▶ REQUIREMENTS:
From the records below, pull each line that has "this".
══════
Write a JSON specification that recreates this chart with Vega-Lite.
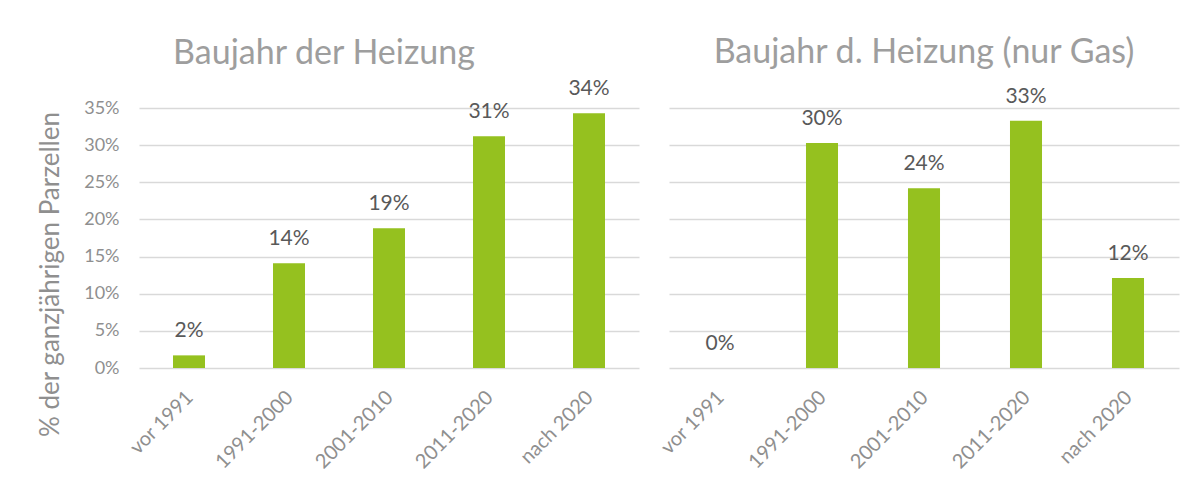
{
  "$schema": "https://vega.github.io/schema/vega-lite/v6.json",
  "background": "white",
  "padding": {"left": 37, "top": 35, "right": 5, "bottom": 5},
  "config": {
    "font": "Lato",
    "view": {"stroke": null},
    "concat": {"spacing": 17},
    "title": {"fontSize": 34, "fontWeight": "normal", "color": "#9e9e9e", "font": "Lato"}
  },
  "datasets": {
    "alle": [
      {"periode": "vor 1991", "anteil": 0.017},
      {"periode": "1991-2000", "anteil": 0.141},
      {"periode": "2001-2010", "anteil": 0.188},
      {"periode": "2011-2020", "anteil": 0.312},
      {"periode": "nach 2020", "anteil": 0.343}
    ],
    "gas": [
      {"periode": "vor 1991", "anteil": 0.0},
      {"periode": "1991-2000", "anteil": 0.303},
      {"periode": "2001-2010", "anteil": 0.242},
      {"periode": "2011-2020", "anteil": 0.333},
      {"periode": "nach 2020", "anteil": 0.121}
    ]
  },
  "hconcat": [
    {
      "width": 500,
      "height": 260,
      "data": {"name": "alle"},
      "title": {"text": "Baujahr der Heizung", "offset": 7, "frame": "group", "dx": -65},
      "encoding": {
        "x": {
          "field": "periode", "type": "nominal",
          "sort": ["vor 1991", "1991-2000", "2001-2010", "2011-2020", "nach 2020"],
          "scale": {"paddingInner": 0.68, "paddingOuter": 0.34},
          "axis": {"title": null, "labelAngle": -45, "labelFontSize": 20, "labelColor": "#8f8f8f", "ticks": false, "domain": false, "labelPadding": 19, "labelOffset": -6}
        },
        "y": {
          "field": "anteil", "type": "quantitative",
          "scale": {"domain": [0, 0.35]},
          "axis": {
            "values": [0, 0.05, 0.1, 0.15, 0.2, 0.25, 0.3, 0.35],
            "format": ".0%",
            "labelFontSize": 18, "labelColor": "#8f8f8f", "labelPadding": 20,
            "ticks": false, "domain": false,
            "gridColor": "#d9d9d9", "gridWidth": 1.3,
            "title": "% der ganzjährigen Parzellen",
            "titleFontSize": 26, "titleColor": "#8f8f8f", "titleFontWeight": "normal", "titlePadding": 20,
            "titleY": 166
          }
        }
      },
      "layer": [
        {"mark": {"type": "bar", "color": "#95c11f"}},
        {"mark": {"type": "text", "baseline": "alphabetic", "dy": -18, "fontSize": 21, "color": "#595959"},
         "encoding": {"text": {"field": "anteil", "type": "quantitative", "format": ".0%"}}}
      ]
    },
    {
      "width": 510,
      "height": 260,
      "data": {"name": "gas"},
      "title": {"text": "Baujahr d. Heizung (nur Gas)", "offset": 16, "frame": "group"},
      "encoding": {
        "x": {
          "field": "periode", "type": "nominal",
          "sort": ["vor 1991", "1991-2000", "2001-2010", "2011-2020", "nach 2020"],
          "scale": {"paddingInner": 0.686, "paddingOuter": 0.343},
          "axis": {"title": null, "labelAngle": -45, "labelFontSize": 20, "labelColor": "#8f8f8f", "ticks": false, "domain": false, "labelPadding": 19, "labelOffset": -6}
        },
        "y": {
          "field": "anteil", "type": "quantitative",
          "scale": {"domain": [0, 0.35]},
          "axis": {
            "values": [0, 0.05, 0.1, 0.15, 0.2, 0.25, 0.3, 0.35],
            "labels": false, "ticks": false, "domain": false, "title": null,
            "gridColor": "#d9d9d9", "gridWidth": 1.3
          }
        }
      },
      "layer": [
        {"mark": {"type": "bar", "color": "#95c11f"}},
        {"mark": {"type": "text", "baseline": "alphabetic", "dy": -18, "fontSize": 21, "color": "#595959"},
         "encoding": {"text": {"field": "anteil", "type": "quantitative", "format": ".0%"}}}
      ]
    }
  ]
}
══════
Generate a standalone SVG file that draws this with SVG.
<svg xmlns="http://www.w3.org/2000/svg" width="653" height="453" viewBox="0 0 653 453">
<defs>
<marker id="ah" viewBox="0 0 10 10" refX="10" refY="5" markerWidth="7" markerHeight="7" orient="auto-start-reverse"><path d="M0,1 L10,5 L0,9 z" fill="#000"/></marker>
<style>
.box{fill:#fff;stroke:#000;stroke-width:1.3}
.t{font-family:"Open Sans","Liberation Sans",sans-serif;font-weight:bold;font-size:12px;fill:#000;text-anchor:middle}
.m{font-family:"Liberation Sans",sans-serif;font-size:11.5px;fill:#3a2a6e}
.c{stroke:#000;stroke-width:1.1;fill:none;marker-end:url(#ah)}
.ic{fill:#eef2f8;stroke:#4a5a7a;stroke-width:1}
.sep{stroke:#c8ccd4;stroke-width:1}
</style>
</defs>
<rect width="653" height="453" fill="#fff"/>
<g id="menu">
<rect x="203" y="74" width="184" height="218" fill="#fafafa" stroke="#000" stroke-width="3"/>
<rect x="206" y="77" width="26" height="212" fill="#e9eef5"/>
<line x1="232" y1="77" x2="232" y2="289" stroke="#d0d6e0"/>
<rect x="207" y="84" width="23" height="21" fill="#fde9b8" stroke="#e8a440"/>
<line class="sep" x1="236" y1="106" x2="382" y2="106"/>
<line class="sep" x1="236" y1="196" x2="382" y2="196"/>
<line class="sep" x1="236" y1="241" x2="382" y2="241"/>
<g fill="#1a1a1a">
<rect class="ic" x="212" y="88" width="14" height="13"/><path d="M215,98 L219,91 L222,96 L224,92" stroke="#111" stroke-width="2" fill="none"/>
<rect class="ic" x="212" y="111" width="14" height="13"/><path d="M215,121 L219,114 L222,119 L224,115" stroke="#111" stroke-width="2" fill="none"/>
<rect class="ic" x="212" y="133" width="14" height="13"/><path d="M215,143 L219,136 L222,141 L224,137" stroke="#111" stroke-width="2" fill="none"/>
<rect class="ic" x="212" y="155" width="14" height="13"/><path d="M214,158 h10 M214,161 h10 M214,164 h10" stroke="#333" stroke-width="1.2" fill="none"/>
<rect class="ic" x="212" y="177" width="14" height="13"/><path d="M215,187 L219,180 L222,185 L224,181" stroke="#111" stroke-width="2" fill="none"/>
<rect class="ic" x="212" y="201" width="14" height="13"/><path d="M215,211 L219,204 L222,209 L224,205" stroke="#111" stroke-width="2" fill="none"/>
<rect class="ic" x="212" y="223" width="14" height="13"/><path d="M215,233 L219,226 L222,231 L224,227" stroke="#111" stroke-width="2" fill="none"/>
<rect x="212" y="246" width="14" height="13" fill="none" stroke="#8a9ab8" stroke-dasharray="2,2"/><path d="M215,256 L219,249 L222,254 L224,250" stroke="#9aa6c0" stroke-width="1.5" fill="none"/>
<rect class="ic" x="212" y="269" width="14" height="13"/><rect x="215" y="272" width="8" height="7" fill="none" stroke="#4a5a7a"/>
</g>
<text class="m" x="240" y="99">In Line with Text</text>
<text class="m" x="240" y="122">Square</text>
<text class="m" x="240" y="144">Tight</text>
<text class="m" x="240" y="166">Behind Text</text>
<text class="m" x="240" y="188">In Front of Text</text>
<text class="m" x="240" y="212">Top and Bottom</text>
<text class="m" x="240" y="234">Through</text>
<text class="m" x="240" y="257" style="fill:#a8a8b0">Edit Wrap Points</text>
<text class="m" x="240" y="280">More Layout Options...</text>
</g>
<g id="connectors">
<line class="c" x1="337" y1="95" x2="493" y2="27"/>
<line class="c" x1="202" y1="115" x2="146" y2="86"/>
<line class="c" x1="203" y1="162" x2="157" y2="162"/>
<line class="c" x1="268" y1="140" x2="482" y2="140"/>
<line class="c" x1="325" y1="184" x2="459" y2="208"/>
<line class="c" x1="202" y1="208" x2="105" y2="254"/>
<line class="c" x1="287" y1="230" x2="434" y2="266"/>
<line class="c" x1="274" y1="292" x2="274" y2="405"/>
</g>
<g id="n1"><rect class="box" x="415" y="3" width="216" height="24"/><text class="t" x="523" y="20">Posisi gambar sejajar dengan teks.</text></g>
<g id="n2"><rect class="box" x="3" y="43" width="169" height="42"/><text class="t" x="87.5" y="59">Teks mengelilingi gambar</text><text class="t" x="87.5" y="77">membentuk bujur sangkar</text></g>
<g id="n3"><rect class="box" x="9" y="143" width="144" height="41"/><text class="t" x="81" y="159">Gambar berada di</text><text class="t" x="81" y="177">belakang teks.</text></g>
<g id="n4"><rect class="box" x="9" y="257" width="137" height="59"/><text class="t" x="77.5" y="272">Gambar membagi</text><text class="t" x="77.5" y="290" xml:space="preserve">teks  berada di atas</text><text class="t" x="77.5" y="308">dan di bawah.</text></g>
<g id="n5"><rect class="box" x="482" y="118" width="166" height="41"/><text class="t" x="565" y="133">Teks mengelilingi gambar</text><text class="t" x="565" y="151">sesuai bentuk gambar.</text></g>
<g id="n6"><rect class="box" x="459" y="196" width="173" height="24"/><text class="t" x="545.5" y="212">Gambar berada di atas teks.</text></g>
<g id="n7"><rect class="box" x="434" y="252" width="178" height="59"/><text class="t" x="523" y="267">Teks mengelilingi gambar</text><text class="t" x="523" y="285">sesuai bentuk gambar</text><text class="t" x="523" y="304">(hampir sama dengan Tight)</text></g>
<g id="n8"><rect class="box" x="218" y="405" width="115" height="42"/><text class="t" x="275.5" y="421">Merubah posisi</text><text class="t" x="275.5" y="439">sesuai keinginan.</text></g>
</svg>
══════
▶ WRITTEN RESPONSE:
Write a JSON specification that recreates this chart with Vega-Lite.
Generate a standalone SVG file that draws this with SVG.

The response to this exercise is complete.